▶ [RECORDS SUPPLIED]:
########

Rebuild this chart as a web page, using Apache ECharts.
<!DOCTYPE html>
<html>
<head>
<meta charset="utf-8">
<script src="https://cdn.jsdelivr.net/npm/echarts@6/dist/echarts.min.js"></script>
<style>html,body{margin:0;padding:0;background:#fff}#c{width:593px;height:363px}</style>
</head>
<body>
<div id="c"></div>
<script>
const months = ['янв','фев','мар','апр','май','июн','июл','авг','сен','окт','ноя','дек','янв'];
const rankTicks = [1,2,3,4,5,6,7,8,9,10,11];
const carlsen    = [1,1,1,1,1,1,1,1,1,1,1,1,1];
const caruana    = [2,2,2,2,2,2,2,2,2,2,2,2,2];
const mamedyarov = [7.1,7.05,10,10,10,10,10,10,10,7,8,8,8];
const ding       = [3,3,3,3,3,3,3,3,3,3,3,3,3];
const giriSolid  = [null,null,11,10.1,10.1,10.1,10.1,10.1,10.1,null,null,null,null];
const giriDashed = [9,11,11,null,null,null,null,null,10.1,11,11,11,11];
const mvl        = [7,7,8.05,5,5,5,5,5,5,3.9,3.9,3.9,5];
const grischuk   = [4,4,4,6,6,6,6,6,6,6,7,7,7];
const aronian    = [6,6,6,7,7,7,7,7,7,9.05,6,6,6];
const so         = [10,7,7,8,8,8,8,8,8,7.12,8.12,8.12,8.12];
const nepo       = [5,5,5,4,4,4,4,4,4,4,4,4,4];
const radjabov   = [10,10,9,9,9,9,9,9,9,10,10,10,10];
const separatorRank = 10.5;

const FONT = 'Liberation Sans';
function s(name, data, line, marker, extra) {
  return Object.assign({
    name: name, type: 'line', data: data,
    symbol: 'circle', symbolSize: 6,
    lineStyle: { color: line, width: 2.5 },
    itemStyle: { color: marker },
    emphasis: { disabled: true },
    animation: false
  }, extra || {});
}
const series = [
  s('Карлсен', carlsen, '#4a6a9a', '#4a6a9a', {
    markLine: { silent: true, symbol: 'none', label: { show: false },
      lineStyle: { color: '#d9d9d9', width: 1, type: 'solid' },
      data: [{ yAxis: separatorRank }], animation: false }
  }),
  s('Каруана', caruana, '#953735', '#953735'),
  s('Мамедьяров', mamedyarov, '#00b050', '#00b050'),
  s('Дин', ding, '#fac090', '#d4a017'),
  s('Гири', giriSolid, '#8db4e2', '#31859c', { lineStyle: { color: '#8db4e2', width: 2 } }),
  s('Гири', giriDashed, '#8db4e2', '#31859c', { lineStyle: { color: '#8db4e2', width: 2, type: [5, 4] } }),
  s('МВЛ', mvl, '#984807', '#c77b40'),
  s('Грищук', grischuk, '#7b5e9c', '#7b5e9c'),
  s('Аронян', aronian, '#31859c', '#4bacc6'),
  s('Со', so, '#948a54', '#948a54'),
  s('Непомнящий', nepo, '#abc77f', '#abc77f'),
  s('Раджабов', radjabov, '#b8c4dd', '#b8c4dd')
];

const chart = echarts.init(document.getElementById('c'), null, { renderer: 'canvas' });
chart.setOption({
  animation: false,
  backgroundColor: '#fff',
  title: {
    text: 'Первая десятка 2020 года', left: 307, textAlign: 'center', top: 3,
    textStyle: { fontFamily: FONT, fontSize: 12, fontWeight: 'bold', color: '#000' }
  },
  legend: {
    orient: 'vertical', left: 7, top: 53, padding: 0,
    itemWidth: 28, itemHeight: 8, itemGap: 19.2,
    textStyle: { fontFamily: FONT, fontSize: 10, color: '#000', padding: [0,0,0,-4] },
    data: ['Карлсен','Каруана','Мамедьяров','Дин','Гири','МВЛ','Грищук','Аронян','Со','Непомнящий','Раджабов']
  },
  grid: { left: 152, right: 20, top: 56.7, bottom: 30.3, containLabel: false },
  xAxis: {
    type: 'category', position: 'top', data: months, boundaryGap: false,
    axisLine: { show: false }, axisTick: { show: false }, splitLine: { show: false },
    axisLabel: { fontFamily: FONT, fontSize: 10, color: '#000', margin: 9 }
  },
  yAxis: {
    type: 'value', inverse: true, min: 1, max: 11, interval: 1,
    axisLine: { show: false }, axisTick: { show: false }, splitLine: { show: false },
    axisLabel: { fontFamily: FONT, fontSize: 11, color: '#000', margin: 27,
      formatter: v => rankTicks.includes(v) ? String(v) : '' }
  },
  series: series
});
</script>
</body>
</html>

########

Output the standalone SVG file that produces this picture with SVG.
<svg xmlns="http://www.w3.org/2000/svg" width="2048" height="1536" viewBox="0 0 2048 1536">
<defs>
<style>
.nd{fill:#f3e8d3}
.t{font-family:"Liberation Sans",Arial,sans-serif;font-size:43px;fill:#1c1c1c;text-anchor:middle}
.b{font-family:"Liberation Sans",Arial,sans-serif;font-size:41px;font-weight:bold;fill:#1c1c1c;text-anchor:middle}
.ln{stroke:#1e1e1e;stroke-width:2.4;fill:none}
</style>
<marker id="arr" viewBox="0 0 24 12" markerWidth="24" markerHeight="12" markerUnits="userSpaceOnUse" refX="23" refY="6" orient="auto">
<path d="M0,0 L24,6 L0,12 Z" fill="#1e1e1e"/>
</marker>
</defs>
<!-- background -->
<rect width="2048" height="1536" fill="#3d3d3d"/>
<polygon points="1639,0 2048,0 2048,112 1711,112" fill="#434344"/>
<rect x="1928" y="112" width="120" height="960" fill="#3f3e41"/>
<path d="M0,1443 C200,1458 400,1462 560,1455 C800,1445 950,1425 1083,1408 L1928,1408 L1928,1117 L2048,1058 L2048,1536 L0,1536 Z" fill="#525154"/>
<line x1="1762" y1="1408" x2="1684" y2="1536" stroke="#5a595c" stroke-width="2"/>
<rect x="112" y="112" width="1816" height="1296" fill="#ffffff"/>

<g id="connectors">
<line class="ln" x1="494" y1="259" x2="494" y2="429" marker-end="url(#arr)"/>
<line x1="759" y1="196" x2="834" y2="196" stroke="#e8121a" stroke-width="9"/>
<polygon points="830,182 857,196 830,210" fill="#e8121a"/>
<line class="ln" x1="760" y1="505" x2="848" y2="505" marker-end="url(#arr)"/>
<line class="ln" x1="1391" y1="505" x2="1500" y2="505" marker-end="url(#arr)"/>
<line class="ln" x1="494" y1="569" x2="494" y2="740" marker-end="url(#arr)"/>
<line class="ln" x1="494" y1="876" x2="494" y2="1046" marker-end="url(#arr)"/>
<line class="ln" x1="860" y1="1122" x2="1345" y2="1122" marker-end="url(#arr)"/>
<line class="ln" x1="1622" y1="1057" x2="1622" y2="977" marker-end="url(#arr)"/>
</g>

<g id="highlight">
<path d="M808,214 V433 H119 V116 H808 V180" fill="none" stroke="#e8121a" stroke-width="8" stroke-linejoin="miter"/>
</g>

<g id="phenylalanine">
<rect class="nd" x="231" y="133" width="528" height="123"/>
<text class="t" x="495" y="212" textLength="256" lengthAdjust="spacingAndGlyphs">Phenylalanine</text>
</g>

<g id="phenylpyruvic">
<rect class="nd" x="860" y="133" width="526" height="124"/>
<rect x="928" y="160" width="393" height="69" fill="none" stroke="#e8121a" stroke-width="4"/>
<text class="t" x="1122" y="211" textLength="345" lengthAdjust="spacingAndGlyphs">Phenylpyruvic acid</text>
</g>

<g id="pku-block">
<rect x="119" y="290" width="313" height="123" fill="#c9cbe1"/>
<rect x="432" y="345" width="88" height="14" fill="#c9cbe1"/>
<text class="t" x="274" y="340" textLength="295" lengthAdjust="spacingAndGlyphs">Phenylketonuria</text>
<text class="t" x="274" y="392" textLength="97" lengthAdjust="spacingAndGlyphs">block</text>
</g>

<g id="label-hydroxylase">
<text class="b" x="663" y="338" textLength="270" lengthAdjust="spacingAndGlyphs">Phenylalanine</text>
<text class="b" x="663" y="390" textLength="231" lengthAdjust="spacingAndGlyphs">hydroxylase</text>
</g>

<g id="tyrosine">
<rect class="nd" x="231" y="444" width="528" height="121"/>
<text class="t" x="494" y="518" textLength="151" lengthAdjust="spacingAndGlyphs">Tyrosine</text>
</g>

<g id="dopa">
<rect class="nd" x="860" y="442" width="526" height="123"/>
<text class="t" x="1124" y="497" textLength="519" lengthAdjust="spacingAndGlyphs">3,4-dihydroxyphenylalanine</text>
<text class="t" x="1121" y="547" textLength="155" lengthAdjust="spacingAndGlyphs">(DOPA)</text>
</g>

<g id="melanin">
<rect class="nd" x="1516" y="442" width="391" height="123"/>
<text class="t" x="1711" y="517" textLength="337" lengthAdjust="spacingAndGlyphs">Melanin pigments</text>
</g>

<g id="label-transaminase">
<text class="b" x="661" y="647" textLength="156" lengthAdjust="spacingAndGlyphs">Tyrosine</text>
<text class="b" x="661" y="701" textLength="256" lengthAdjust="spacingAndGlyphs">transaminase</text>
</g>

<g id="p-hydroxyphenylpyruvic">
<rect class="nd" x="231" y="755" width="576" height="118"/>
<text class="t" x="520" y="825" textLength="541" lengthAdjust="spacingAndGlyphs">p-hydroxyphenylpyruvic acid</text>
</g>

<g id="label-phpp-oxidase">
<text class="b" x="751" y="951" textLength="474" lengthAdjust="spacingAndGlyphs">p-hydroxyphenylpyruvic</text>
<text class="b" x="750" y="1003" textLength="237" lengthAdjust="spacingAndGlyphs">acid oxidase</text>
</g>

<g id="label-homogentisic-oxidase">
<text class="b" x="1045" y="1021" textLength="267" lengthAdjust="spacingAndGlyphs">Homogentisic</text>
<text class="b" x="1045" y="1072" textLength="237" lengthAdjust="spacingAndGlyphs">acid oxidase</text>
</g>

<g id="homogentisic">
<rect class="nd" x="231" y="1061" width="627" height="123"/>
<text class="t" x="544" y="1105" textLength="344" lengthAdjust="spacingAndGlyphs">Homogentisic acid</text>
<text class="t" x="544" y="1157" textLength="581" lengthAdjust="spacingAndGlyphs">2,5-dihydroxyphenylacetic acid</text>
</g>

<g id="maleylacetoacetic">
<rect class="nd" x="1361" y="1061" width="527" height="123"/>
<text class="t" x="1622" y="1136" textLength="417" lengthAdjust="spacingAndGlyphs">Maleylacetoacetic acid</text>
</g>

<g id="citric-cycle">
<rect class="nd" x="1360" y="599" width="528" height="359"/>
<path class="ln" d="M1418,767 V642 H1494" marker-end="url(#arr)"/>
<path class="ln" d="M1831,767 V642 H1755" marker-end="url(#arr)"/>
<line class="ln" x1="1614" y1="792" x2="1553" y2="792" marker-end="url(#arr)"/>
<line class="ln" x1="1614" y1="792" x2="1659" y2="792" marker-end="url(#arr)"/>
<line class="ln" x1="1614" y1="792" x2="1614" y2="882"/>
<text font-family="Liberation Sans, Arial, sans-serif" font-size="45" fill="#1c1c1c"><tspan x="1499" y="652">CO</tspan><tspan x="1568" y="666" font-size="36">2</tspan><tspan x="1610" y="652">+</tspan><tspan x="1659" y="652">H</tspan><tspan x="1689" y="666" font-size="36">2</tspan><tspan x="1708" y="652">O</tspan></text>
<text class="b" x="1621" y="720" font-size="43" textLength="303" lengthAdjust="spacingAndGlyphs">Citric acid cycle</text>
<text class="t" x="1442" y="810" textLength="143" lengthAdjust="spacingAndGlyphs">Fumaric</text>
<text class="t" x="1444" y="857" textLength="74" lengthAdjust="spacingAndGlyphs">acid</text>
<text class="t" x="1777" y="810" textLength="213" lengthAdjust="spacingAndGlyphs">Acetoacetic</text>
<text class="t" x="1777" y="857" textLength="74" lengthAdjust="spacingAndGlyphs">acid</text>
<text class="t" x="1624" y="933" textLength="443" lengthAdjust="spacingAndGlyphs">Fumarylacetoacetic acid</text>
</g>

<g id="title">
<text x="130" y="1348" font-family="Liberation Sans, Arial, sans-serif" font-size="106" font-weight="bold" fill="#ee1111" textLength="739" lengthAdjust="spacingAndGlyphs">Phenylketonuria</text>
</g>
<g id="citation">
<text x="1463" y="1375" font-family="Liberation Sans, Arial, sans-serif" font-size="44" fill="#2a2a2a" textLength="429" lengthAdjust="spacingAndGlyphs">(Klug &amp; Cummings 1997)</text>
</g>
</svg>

########

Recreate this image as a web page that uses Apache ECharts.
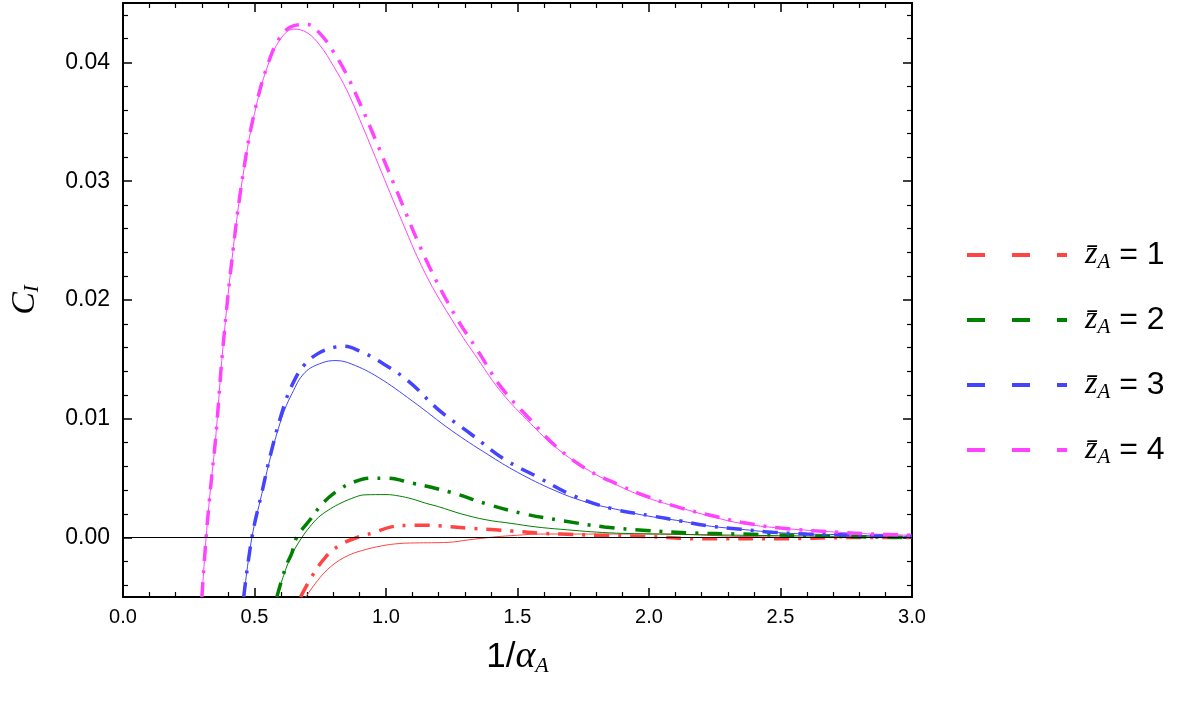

########

▶ [STATED EXERCISE]:
Look through the material above. Copy each line where the word "that" appears.

▶ [FINISHED EXERCISE]:
Output the standalone SVG file that produces this picture with SVG.
Recreate this image as a web page that uses Apache ECharts.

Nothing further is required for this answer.